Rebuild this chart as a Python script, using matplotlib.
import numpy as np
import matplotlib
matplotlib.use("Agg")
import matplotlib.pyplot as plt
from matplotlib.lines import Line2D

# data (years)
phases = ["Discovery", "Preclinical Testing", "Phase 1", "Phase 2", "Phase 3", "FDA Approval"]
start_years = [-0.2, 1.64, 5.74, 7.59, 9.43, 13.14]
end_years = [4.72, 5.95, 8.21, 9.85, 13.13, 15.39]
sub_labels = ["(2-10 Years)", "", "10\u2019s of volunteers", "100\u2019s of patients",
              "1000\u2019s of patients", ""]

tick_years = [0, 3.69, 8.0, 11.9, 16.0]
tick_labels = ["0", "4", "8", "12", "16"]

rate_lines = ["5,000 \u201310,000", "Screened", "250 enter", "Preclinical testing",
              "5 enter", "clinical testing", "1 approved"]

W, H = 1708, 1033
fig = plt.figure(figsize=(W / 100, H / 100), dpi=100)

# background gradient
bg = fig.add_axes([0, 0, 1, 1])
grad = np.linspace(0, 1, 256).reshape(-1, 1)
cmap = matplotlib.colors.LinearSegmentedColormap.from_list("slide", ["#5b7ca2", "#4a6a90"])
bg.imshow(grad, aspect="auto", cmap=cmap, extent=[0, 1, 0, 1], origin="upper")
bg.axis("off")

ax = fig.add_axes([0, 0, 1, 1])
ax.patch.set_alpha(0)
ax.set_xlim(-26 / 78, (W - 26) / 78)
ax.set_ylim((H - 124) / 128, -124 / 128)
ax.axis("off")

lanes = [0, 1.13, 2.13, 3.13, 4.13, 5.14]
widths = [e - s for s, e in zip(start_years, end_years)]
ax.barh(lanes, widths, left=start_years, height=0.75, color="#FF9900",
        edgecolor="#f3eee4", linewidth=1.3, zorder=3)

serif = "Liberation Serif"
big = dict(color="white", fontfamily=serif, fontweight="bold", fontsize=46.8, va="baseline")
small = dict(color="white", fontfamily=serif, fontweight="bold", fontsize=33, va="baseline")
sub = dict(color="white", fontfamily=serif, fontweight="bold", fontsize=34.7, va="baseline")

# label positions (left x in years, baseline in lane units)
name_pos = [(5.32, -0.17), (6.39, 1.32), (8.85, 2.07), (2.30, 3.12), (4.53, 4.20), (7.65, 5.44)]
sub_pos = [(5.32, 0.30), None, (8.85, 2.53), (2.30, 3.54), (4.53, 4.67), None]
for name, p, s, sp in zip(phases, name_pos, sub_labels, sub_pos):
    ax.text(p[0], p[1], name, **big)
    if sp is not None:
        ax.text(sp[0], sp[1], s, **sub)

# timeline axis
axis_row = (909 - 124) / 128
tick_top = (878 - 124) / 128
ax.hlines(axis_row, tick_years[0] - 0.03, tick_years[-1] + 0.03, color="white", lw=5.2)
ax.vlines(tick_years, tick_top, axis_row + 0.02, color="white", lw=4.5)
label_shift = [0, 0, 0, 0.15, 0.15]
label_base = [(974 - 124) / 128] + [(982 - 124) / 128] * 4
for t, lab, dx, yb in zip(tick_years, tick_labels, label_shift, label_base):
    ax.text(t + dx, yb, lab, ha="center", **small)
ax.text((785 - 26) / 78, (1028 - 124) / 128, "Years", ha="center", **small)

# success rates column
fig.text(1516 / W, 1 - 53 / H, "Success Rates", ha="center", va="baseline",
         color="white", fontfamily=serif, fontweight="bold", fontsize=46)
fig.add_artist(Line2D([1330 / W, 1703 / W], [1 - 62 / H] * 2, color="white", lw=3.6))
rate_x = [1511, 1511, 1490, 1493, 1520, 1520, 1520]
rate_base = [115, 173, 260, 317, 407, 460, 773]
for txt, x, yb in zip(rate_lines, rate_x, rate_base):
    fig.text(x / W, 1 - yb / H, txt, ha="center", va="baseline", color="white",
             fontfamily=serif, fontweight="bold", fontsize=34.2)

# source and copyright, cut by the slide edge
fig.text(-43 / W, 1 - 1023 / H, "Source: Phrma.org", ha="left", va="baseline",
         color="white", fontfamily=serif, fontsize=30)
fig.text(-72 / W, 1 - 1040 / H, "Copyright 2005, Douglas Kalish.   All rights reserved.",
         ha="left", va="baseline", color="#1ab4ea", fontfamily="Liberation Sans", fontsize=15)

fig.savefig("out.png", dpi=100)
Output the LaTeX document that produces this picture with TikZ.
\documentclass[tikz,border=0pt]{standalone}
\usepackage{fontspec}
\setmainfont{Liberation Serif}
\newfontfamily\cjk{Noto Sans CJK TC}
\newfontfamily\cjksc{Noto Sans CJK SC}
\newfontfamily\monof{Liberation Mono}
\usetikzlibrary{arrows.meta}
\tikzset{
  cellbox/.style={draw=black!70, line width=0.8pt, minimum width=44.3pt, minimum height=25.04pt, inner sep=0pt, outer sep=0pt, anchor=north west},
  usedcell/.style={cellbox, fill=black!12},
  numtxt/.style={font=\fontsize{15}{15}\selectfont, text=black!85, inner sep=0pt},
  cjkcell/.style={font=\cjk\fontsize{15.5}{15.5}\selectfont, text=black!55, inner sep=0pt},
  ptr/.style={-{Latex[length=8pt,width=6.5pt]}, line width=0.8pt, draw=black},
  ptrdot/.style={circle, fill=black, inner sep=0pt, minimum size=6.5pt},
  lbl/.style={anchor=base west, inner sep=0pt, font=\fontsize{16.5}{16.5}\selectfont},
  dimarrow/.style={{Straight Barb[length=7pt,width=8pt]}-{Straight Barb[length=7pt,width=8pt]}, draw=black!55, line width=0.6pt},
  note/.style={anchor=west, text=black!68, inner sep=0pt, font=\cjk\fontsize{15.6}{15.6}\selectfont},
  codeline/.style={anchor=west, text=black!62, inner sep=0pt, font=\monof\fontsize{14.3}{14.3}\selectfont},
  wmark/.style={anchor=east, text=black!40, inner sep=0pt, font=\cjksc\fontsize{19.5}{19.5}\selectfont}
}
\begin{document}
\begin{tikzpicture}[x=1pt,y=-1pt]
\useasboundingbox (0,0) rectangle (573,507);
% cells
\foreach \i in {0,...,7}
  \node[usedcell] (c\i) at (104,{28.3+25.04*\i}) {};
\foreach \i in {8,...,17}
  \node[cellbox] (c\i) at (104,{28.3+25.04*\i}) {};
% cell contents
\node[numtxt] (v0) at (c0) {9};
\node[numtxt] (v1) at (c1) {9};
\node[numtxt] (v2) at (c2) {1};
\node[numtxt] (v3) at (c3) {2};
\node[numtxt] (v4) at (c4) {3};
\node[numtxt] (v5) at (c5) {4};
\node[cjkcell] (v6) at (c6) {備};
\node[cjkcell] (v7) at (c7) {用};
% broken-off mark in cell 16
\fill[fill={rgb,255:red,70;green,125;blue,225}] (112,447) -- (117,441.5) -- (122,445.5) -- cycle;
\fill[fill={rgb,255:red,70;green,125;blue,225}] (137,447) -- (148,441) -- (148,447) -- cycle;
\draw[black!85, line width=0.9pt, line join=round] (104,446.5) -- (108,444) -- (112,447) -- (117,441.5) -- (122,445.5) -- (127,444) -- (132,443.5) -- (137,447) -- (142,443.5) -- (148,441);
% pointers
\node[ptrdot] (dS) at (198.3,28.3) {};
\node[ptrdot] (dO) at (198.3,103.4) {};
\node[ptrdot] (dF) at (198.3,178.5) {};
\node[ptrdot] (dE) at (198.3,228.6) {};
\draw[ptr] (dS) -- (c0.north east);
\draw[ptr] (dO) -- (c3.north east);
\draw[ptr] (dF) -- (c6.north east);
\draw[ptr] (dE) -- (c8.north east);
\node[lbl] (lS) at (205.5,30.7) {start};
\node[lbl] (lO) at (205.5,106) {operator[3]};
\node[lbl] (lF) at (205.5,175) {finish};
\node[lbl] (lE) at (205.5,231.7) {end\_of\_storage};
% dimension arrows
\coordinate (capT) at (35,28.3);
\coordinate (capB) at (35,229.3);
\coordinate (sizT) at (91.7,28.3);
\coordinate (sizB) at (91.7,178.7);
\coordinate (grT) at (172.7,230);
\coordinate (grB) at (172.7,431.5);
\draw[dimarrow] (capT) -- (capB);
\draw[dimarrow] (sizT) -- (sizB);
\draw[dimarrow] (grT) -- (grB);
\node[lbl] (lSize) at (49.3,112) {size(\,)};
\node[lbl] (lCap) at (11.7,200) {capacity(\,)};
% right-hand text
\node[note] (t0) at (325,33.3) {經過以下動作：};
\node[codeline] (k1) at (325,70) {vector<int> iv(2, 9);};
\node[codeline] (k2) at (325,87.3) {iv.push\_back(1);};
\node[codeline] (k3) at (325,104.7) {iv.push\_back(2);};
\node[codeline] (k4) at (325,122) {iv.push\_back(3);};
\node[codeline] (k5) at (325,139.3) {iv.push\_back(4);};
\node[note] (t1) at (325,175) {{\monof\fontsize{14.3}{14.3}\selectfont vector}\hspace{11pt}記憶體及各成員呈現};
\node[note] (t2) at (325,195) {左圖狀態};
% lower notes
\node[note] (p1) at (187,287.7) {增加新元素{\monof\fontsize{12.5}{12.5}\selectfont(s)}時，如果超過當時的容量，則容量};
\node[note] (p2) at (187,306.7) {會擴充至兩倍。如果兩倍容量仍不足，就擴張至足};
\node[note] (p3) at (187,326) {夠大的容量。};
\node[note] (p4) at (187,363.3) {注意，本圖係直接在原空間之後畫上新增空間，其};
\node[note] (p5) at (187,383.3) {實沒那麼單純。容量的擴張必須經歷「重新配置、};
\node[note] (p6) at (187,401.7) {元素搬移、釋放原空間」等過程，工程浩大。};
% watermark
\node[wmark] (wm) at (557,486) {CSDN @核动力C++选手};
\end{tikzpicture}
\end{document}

=-=-=

Using the listing above, pull out all lines that hold the word "matplotlib".

▸ **Written response**
Rebuild this chart as a Python script, using matplotlib.
import matplotlib
matplotlib.use("Agg")
import matplotlib.pyplot as plt
from matplotlib.lines import Line2D
cmap = matplotlib.colors.LinearSegmentedColormap.from_list("slide", ["#5b7ca2", "#4a6a90"])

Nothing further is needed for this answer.